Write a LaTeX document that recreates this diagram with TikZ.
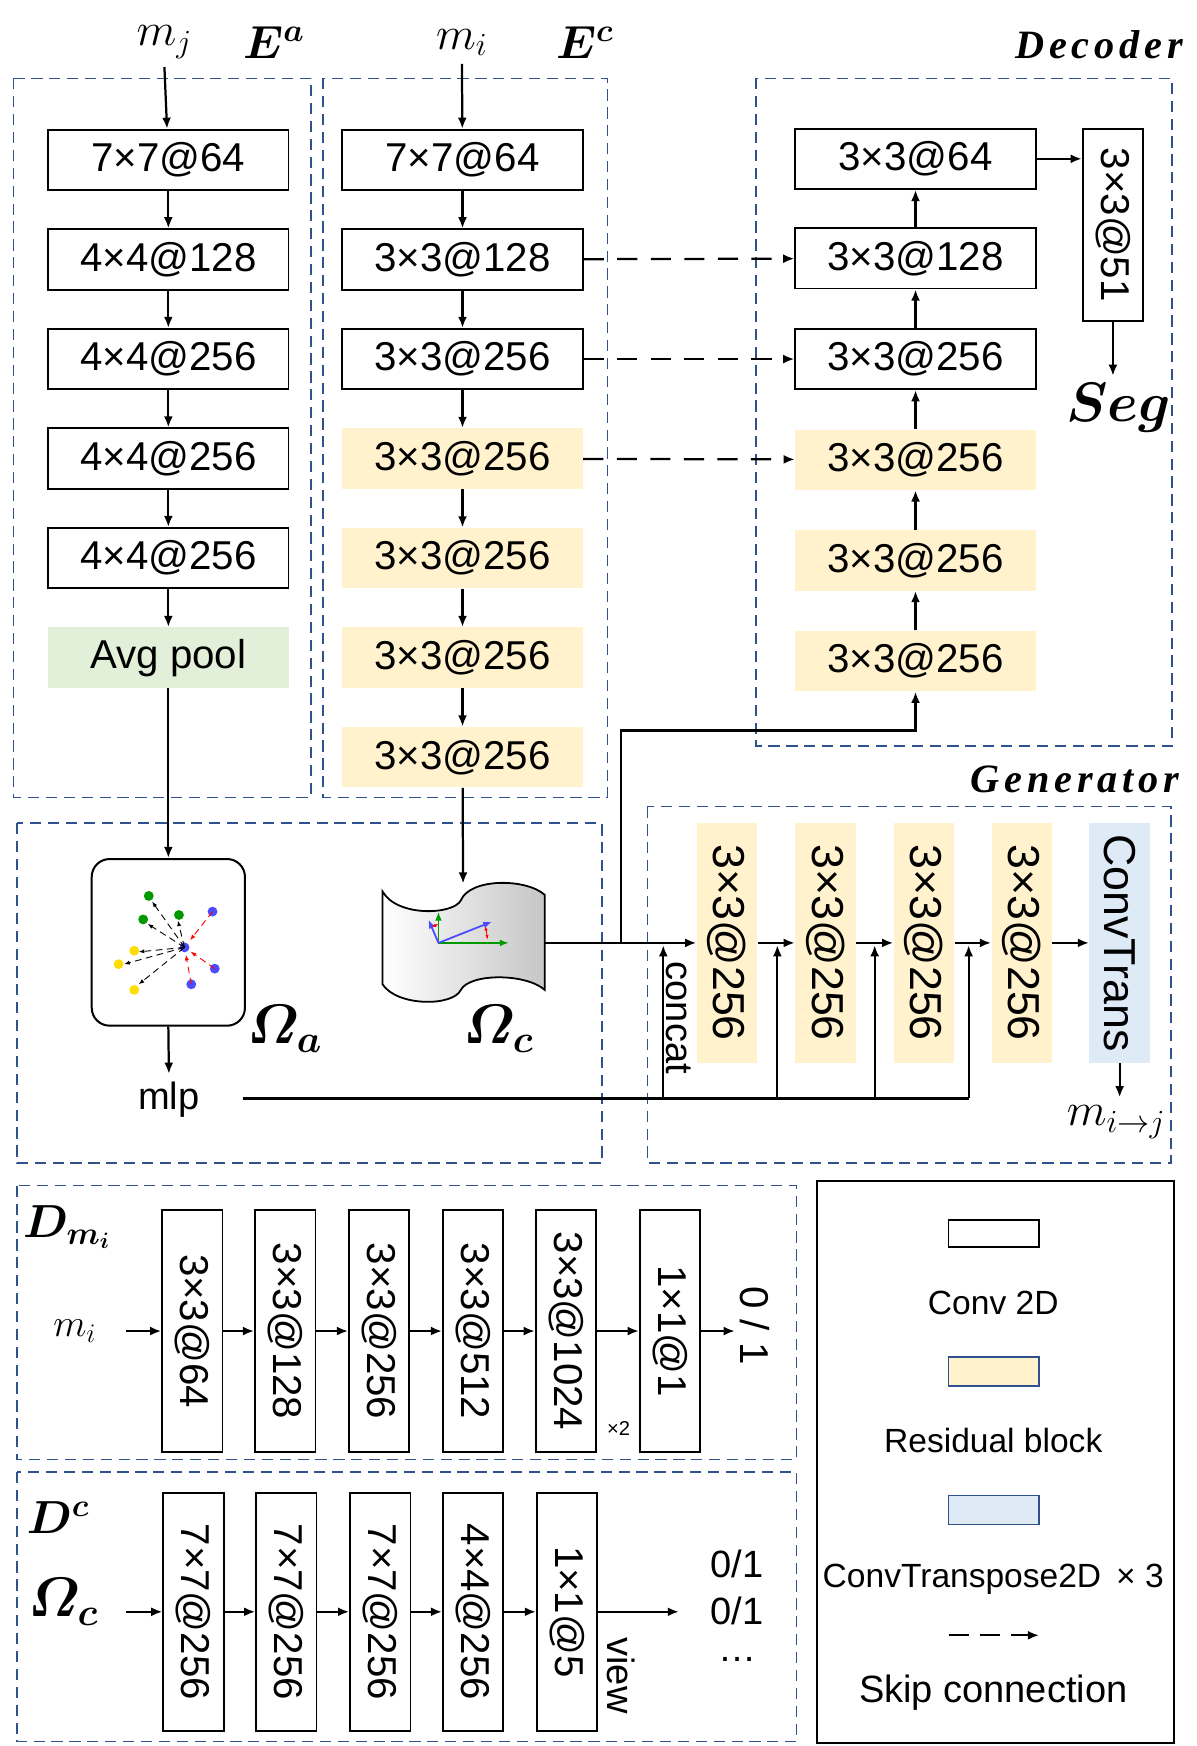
\documentclass[tikz,border=0pt]{standalone}
\usepackage{amsmath}
\usepackage{fontspec}
\usepackage{bm}
\setmainfont{Liberation Sans}
\newfontfamily\serifcap{Liberation Serif}[LetterSpace=12]
\usetikzlibrary{arrows.meta,positioning,calc}
\definecolor{frameblue}{RGB}{47,82,143}
\definecolor{resyellow}{RGB}{255,242,204}
\definecolor{poolgreen}{RGB}{226,240,217}
\definecolor{transblue}{RGB}{222,235,247}
\newcommand{\vtext}[1]{\rotatebox[origin=c]{-90}{#1}}
\tikzset{
  blk/.style={minimum width=107.5pt,minimum height=27pt,inner sep=0pt,font=\fontsize{18}{20}\selectfont},
  conv/.style={blk,draw,line width=0.8pt},
  res/.style={blk,fill=resyellow},
  pool/.style={blk,fill=poolgreen},
  vblk/.style={minimum width=27pt,minimum height=108pt,inner sep=0pt,font=\fontsize{18}{20}\selectfont},
  frame/.style={draw=frameblue,dashed,dash pattern=on 5pt off 3pt,line width=0.7pt},
  arr/.style={-{Latex[length=5pt,width=4pt]},line width=1pt},
  lbl/.style={font=\fontsize{20}{22}\selectfont},
  part/.style={font=\serifcap\fontsize{18}{20}\selectfont\bfseries\itshape,anchor=east,inner sep=0pt},
}
\begin{document}
\begin{tikzpicture}[x=0.5pt,y=-0.5pt]
\useasboundingbox (0,0) rectangle (1070,1561);

% frames
\draw[frame] (12,70) rectangle (278,713);
\draw[frame] (289,70) rectangle (543,713);
\draw[frame] (676,70) rectangle (1048,667);
\draw[frame] (15,736) rectangle (538,1040);
\draw[frame] (579,721) rectangle (1047,1040);
\draw[frame] (15,1060) rectangle (712,1305);
\draw[frame] (15,1316) rectangle (712,1557);
\draw[line width=0.9pt] (730,1056) rectangle (1050,1558);

% titles
\node[lbl] (mj) at (147,38) {$m_j$};
\node[lbl] (ea) at (245,38) {$\bm{E^a}$};
\node[lbl] (mi) at (413,38) {$m_i$};
\node[lbl] (ec) at (523,38) {$\bm{E^c}$};
\node[part] (dec) at (1058,40) {Decoder};
\node[part] (gen) at (1055,697) {Generator};

% appearance encoder
\node[conv] (a1) at (150.5,143) {7×7@64};
\node[conv] (a2) at (150.5,232) {4×4@128};
\node[conv] (a3) at (150.5,321) {4×4@256};
\node[conv] (a4) at (150.5,410) {4×4@256};
\node[conv] (a5) at (150.5,499) {4×4@256};
\node[pool] (a6) at (150.5,588) {Avg pool};
\draw[arr] (mj.south) -- (a1);
\foreach \i/\j in {1/2,2/3,3/4,4/5,5/6} \draw[arr] (a\i) -- (a\j);

% content encoder
\node[conv] (c1) at (413.5,143) {7×7@64};
\node[conv] (c2) at (413.5,232) {3×3@128};
\node[conv] (c3) at (413.5,321) {3×3@256};
\node[res] (c4) at (413.5,410) {3×3@256};
\node[res] (c5) at (413.5,499) {3×3@256};
\node[res] (c6) at (413.5,588) {3×3@256};
\node[res] (c7) at (413.5,677) {3×3@256};
\draw[arr] (mi.south) -- (c1);
\foreach \i/\j in {1/2,2/3,3/4,4/5,5/6,6/7} \draw[arr] (c\i) -- (c\j);

% decoder
\node[conv] (d1) at (818.5,142) {3×3@64};
\node[conv] (d2) at (818.5,231) {3×3@128};
\node[conv] (d3) at (818.5,321) {3×3@256};
\node[res] (d4) at (818.5,411) {3×3@256};
\node[res] (d5) at (818.5,501) {3×3@256};
\node[res] (d6) at (818.5,591) {3×3@256};
\foreach \i/\j in {2/1,3/2,4/3,5/4,6/5} \draw[arr] (d\i) -- (d\j);
\node[vblk,draw,line width=0.8pt,minimum height=86pt] (seg) at (995,201) {\vtext{3×3@51}};
\draw[arr] (d1.east) -- (d1.east -| seg.west);
\node[font=\fontsize{24}{26}\selectfont] (segt) at (1000,365) {$\bm{Seg}$};
\draw[arr] (seg.south) -- (seg.south |- segt.north);
\foreach \i in {2,3,4} \draw[arr,dashed,dash pattern=on 9pt off 6pt] (c\i) -- (d\i);

% latent spaces
\node[draw,line width=0.9pt,rounded corners=8pt,minimum width=68.5pt,minimum height=74.5pt] (oa) at (150.5,842.5) {};
\foreach \p/\c in {{133,801}/green!60!black,{128,822}/green!60!black,{160,818}/green!60!black,{190,815}/blue!70,{192,866}/blue!70,{171,880}/blue!70,{120,850}/yellow!80!orange,{106,862}/yellow!80!orange,{120,885}/yellow!80!orange}
  \fill[\c] (\p) circle (2.2pt);
\fill[blue!70] (165,847) circle (2.2pt);
\foreach \p in {{136,806},{132,826},{159,823},{124,851},{111,862},{124,880}}
  \draw[-{Latex[length=2.5pt]},densely dashed,line width=0.4pt] (165,847) -- (\p);
\foreach \p in {{190,815},{192,866},{171,880}}
  \draw[-{Latex[length=2.5pt]},densely dashed,red,line width=0.4pt] (\p) -- ($ (\p)!0.8!(165,847) $);
\node[lbl,font=\fontsize{24}{26}\selectfont] (oal) at (255,920) {$\bm{\varOmega_a}$};
\node[font=\fontsize{17}{20}\selectfont] (mlp) at (151,983) {mlp};
\draw[arr] (a6) -- (oa.north);
\draw[arr] (oa.south) -- (mlp.north);

\coordinate (ocn) at (414,790);
\shade[left color=white,right color=gray!45,draw,line width=0.8pt]
  (342,797) .. controls (355,820) and (405,818) .. (412,805) .. controls (420,785) and (470,785) .. (487,800)
  -- (487,885) .. controls (470,870) and (420,870) .. (412,885) .. controls (405,900) and (355,900) .. (342,880) -- cycle;
\draw[-{Latex[length=4pt]},green!60!black,line width=0.8pt] (392,843) -- (392,815);
\draw[-{Latex[length=4pt]},green!60!black,line width=0.8pt] (392,843) -- (455,843);
\draw[-{Latex[length=4pt]},blue!70,line width=0.8pt] (392,843) -- (383,822);
\draw[-{Latex[length=4pt]},blue!70,line width=0.8pt] (392,843) -- (440,824);
\draw[{Latex[length=2pt]}-{Latex[length=2pt]},red,densely dashed,line width=0.4pt] (386,829) -- (392,826);
\draw[{Latex[length=2pt]}-{Latex[length=2pt]},red,densely dashed,line width=0.4pt] (434,828) -- (436,840);
\node[font=\fontsize{24}{26}\selectfont] (ocl) at (446,920) {$\bm{\varOmega_c}$};
\draw[arr] (c7) -- (ocn);

% generator
\node[res,vblk,minimum height=107pt] (g1) at (650,843) {\fontsize{20}{22}\selectfont\vtext{3×3@256}};
\node[res,vblk,minimum height=107pt] (g2) at (738,843) {\fontsize{20}{22}\selectfont\vtext{3×3@256}};
\node[res,vblk,minimum height=107pt] (g3) at (826,843) {\fontsize{20}{22}\selectfont\vtext{3×3@256}};
\node[res,vblk,minimum height=107pt] (g4) at (913.5,843) {\fontsize{20}{22}\selectfont\vtext{3×3@256}};
\node[vblk,fill=transblue,minimum height=107pt] (g5) at (1001,843) {\fontsize{20}{22}\selectfont\vtext{ConvTrans}};
\coordinate (sr) at (487,843);
\coordinate (br) at (555,843);
\coordinate (bu) at (555,653);
\draw[arr] (sr) -- (g1);
\draw[arr] (br) -- (bu) -| (d6.south);
\foreach \i/\j in {1/2,2/3,3/4,4/5} \draw[arr] (g\i) -- (g\j);
\node[font=\fontsize{22}{24}\selectfont] (mij) at (998,1003) {$m_{i\to j}$};
\draw[arr] (g5.south) -- (g5.south |- mij.north);
\coordinate (ml) at (217,982);
\coordinate (mr) at (866,982);
\draw[line width=1pt] (ml) -- (mr);
\foreach \x in {593,695,782,866} \draw[arr] (\x,982) -- (\x,845);
\node[font=\fontsize{17}{20}\selectfont] (cc) at (607,910) {\vtext{concat}};

% discriminator on images
\node[font=\fontsize{20}{22}\selectfont] (dm) at (60,1097) {$\bm{D_{m_i}}$};
\node[font=\fontsize{17}{20}\selectfont] (dmi) at (67,1190) {$m_i$};
\foreach \n/\x/\t in {1/172/3×3@64,2/255/3×3@128,3/339/3×3@256,4/423/3×3@512,5/506/3×3@1024,6/599/1×1@1}
  \node[conv,vblk,minimum width=27pt,minimum height=108pt] (m\n) at (\x,1190) {\vtext{\t}};
\coordinate (min) at (113,1190);
\draw[arr] (min) -- (m1);
\foreach \i/\j in {1/2,2/3,3/4,4/5,5/6} \draw[arr] (m\i) -- (m\j);
\node[font=\fontsize{9}{10}\selectfont] (x2) at (553,1277) {×2};
\node[font=\fontsize{18}{20}\selectfont] (out1) at (675,1185) {\vtext{0 / 1}};
\coordinate (mout) at (657,1190);
\draw[arr] (m6) -- (mout);

% discriminator on content
\node[font=\fontsize{20}{22}\selectfont] (dcl) at (52,1357) {$\bm{D^c}$};
\node[font=\fontsize{24}{26}\selectfont] (ocin) at (57,1432) {$\bm{\varOmega_c}$};
\foreach \n/\x/\t in {1/173/7×7@256,2/256/7×7@256,3/340/7×7@256,4/423/4×4@256,5/507/1×1@5}
  \node[conv,vblk,minimum height=106.5pt] (k\n) at (\x,1441) {\vtext{\t}};
\coordinate (kin) at (113,1441);
\coordinate (kout) at (607,1441);
\draw[arr] (kin) -- (k1);
\foreach \i/\j in {1/2,2/3,3/4,4/5} \draw[arr] (k\i) -- (k\j);
\draw[arr] (k5) -- (kout);
\node[font=\fontsize{17}{20}\selectfont] (vw) at (555,1498) {\vtext{view}};
\node[font=\fontsize{17}{20}\selectfont] (o1) at (659,1398) {0/1};
\node[font=\fontsize{17}{20}\selectfont] (o2) at (659,1440) {0/1};
\node[font=\fontsize{17}{20}\selectfont] (o3) at (659,1484) {…};

% legend
\node[draw,line width=0.8pt,minimum width=40.5pt,minimum height=12pt,inner sep=0pt] (lc) at (888.5,1103) {};
\node[font=\fontsize{15}{18}\selectfont] (lct) at (888,1165) {Conv 2D};
\node[draw=frameblue,fill=resyellow,line width=0.8pt,minimum width=40.5pt,minimum height=13pt,inner sep=0pt] (lr) at (888.5,1226) {};
\node[font=\fontsize{15}{18}\selectfont] (lrt) at (888,1288) {Residual block};
\node[draw=frameblue,fill=transblue,line width=0.8pt,minimum width=40.5pt,minimum height=13pt,inner sep=0pt] (lt) at (888.5,1350) {};
\node[font=\fontsize{15}{18}\selectfont] (ltt) at (888,1412) {ConvTranspose2D \,× 3};
\coordinate (la) at (848,1462);
\coordinate (lb) at (929,1462);
\draw[arr,dashed,dash pattern=on 9pt off 5pt] (la) -- (lb);
\node[font=\fontsize{17}{20}\selectfont] (lst) at (888,1513) {Skip connection};
\end{tikzpicture}
\end{document}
********
Problem to work on
Write out nothing but the lines from the start of the data through the line with "(0,0) rectangle (1070,1561);". Leave out the pictures.

Task solution
Write a LaTeX document that recreates this diagram with TikZ.
\documentclass[tikz,border=0pt]{standalone}
\usepackage{amsmath}
\usepackage{fontspec}
\usepackage{bm}
\setmainfont{Liberation Sans}
\newfontfamily\serifcap{Liberation Serif}[LetterSpace=12]
\usetikzlibrary{arrows.meta,positioning,calc}
\definecolor{frameblue}{RGB}{47,82,143}
\definecolor{resyellow}{RGB}{255,242,204}
\definecolor{poolgreen}{RGB}{226,240,217}
\definecolor{transblue}{RGB}{222,235,247}
\newcommand{\vtext}[1]{\rotatebox[origin=c]{-90}{#1}}
\tikzset{
  blk/.style={minimum width=107.5pt,minimum height=27pt,inner sep=0pt,font=\fontsize{18}{20}\selectfont},
  conv/.style={blk,draw,line width=0.8pt},
  res/.style={blk,fill=resyellow},
  pool/.style={blk,fill=poolgreen},
  vblk/.style={minimum width=27pt,minimum height=108pt,inner sep=0pt,font=\fontsize{18}{20}\selectfont},
  frame/.style={draw=frameblue,dashed,dash pattern=on 5pt off 3pt,line width=0.7pt},
  arr/.style={-{Latex[length=5pt,width=4pt]},line width=1pt},
  lbl/.style={font=\fontsize{20}{22}\selectfont},
  part/.style={font=\serifcap\fontsize{18}{20}\selectfont\bfseries\itshape,anchor=east,inner sep=0pt},
}
\begin{document}
\begin{tikzpicture}[x=0.5pt,y=-0.5pt]
\useasboundingbox (0,0) rectangle (1070,1561);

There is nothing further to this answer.